Appellant next contends that the court erred in denying his demurrer. 3 Our Supreme Court has noted that:

The test to be applied in ruling on a demurrer is whether, accepting as true all of the prosecution's evidence and all reasonable inferences therefrom, it is sufficient to support a finding by the fact-finder that the defendant is guilty beyond a reasonable doubt.

Commonwealth v. Turner, 491 Pa. 620, 622, 421 A.2d 1057, 1058 (1980); see also Commonwealth v. David, 345 Pa.Super. 578, 580, 498 A.2d 975, 976 (1985).

In the present case, appellant was accused of violating § 6115 of the Uniform Firearms Act, which provides, in pertinent part: "nor shall any person lend or give a firearm to another or otherwise deliver a firearm contrary to the provisions of this subchapter." The trial court instructed the jury that it could find appellant guilty under § 6115 if it determined that his lending of the firearm was contrary to § 6111 of the Act, which governs the sale and registration of firearms. N.T. June 9, 1987 at 318-19. Thus, the court apparently reasoned that loans of firearms were subject to the registration requirements of the Act.

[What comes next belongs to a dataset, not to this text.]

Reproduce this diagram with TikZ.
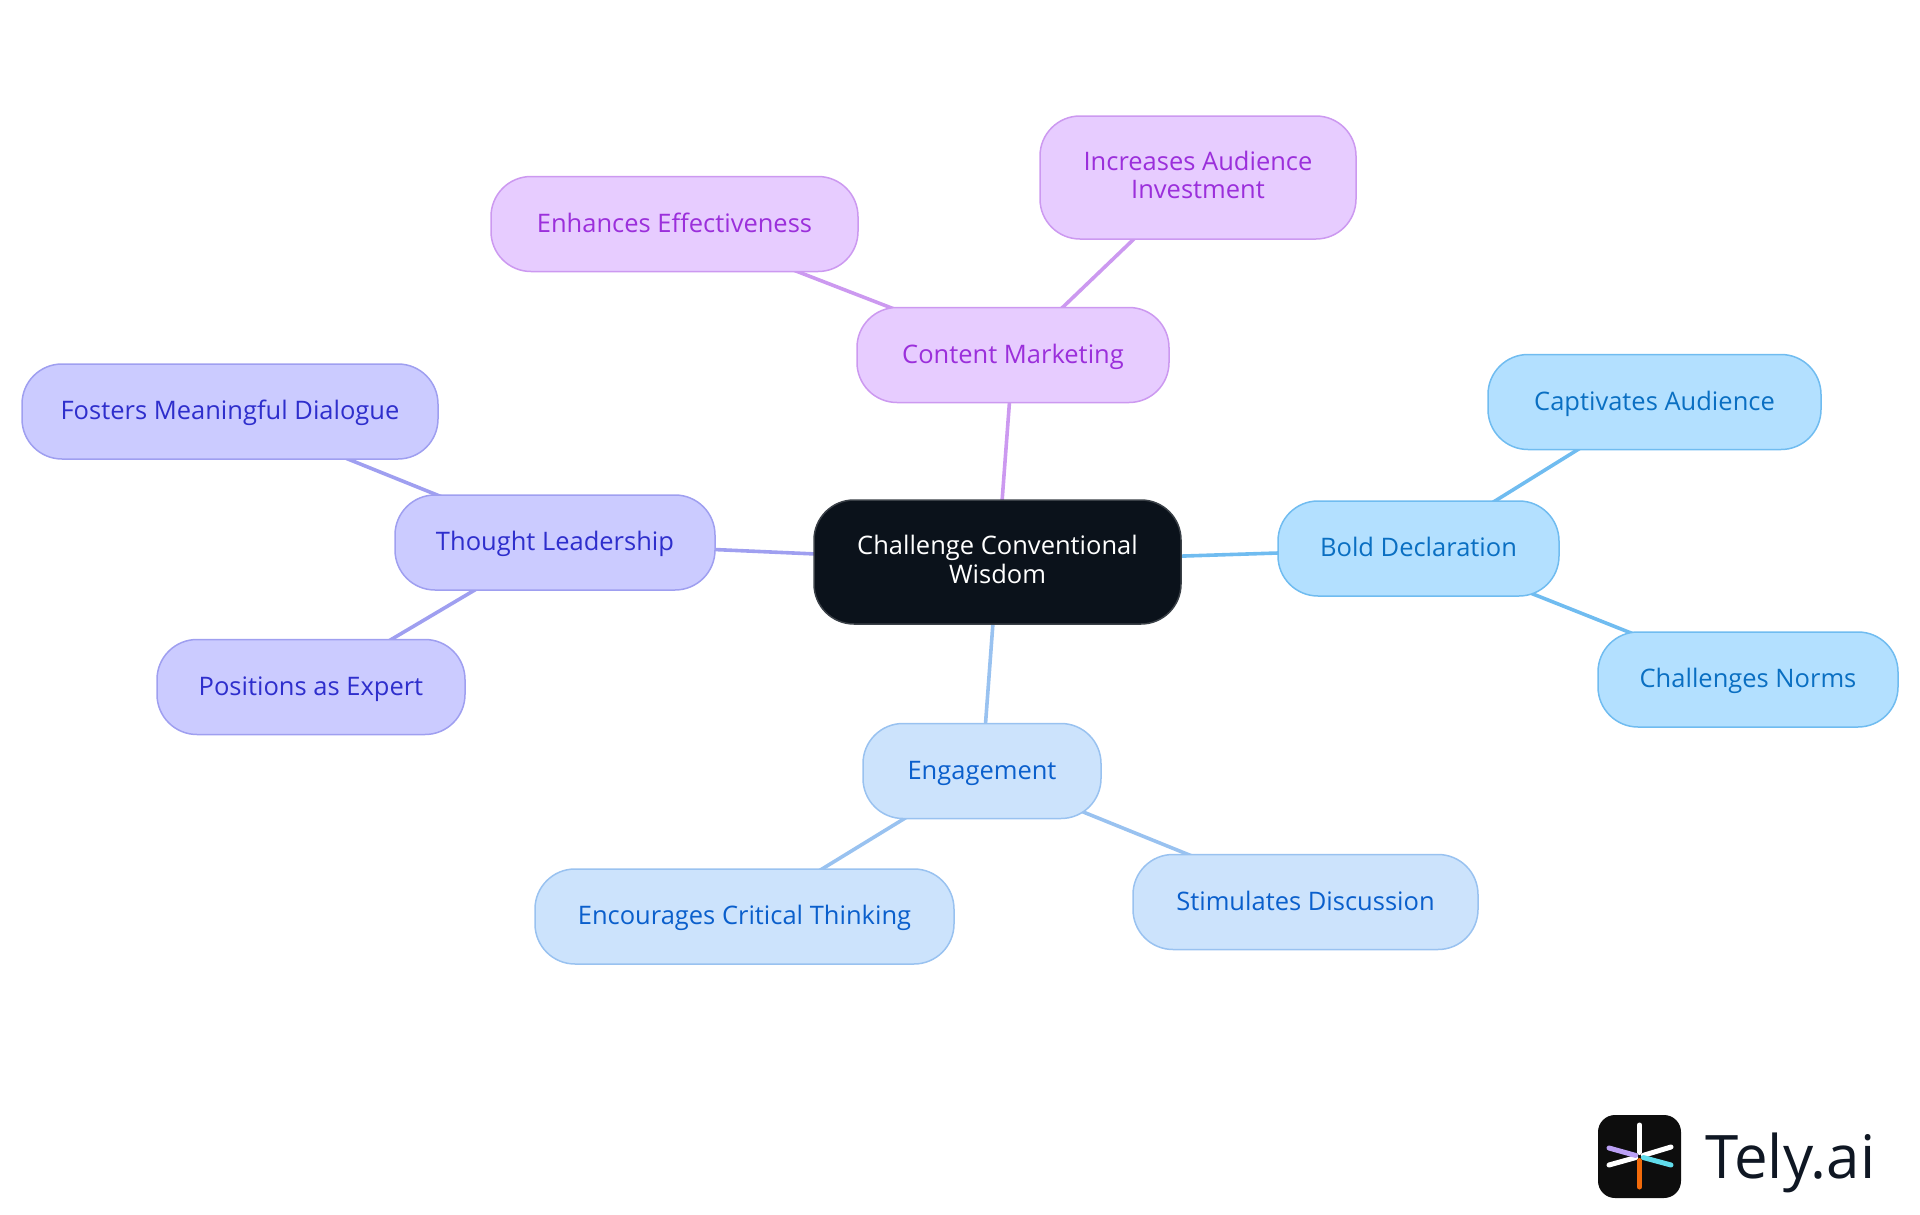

Appellant notes that § 6111, by its terms, governs only the sale of firearms, and that there is nothing in that section, or any other section of the Act, to suggest that the registration procedures outlined in § 6111 apply to the lending of a firearm. Because there is no section other than § 6115 which addresses the lending of a firearm, appellant argues, the Commonwealth failed to show that his lending of the firearm was contrary to any other provision of the Uniform Firearms Act, and thus his demurrer should have been granted.